Girovagando per il Parco Nazionale del Pollino, mi sono casualmente imbattuto in un rito arboreo praticato nel Comune di Viggianello (Potenza), che, pur non essendo unico, in quanto in uso anche in altri paesi limitrofi, appare quanto meno singolare ed interessante. Si tratta di un rituale, conosciuto anche con il nome di Traino della Cuccagna, che nella sua essenza si perde nella notte dei tempi, ed è chiaramente di matrice pagana, sebbene sia stato sincreticamente riassorbito nel seno della religione cattolica, e fatto coincidere con i festeggiamenti di San Francesco di Paola, patrono di Viggianello, l'ultima domenica di agosto. Il mercoledì precedente, dopo avere ricevuto la benedizione nella chiesa patronale, un nutrito gruppo di uomini e donne di tutte le età si reca nei boschi del Monte Pollino, dove si accampa, trascorrendo la notte tra musica e balli, ed ovviamente mangiando e bevendo in quantità industriali. Il giovedì mattina si procede al taglio della "pitu", un albero di faggio di oltre 20 metri di lunghezza, e di un mezzo metro di diametro. L'albero viene sramato ed accuratamente squadrato, e con il legname residuale vengono realizzati sul posto utensili vari (i più gettonati essendo almeno quest'anno le pale per infornare il pane).

Allestimento della Pitu
La Pitu
Il tronco di faggio viene quindi trasportato fino al Piano del Visitone, un ampio pianoro dove sorge l'accampamento. Il venerdì mattina si procede al taglio della "rocca", un altro albero di dimensioni uguali al primo, e che anticamente era di abete bianco, ma che oggi, vista la rarefazione nella zona di questa specie, è stato sostituito da un altro faggio. Nel pomeriggio comincia il trasporto dei due fusti, trainati da dodici coppie di enormi buoi, animali cari a San Francesco, fatti venire appositamente dalla Maremma, ed adornati con ghirlande di fiori e ramoscelli di abete. I due gruppi vengono chiamati "pitisti" e "rocchisti"; la sera fanno sosta nelle località di Torno e di Prestio, dove la notte trascorre in allegria tra musica, balli, libagioni e vino. Il tragitto fino a Viggianello è lungo una ventina di chilometri, ed è assai impegnativo per i conduttori dei buoi, chiamati gualani, costretti in molte curve a movimentare a mano i tronchi.

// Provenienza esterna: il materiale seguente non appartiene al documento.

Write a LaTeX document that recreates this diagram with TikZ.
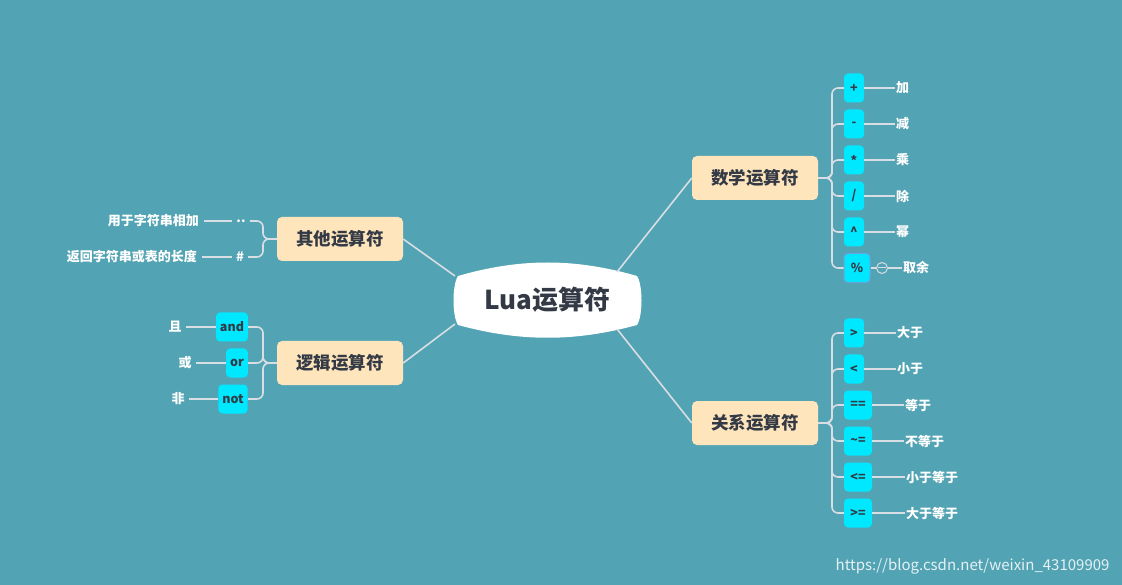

Una delle dodici coppie di buoi
Manovra in curva
Il traino
Il sabato pomeriggio si giunge finalmente a Viggianello, dove davanti alla chiesa del Santo si è radunata una grande folla in attesa, autorità comprese. La stanchezza ed il molto vino scorso favoriscono l'esaltazione dei gualani, oramai prossimi alla meta, che incitano continuamente i buoi affidati. Le donne locali si prodigano per offrire a tutti bevande e dolcetti casalinghi, così come avviene sull'uscio delle case prospicienti l'ultimo tratto del percorso. Gli alberi vengono poi trainati nella parte più bassa del paese laddove, la domenica mattina, vengono innalzati uno sopra l'altro, andando la pitu a costituire la parte maschile, e la rocca quella femminile. In questa ottica, il tutto appare come un rito propiziatore di fertilità, il principio maschile e quello femminile, Shiva e Shakti, che si uniscono per ricominciare un nuovo ciclo annuale di vita. L'abete bianco è in molte tradizioni legato alla fertilità, mentre la stessa cosa non si può dire del faggio, la cui scelta è probabilmente legata al fatto che è una delle specie più diffuse ed importanti dell' area. Ci si potrebbe aspettare che un siffatto rito avvenisse in primavera, ma probabilmente l'aggiustamento è dovuto al sincretismo. Nel vicino paese di Rotonda il traino, che si dice sia più antico di quello di Viggianello, appare più calibrato ai ritmi stagionali, e si tiene infatti la prima domenica dopo Pasqua. Un tempo, in occasione della festa, veniva distribuita anche legna da ardere ai cittadini, ed il corteo era accompagnato da musicisti che suonavano strumenti tipici locali, quali l'organetto e la zampogna. Nonostante le inevitabili concessioni alla modernità (esbosco con trattore dei tronchi, musica lanciata a palla da un potente sound system montato su una jeep, presenza di macchine di supporto), l'atmosfera dell'evento appare incredibile soprattutto per la partecipazione popolare; in questa occasione ritornano a Viggianello anche molti dei suoi figli che la povertà passata ha costretto ad emigrare.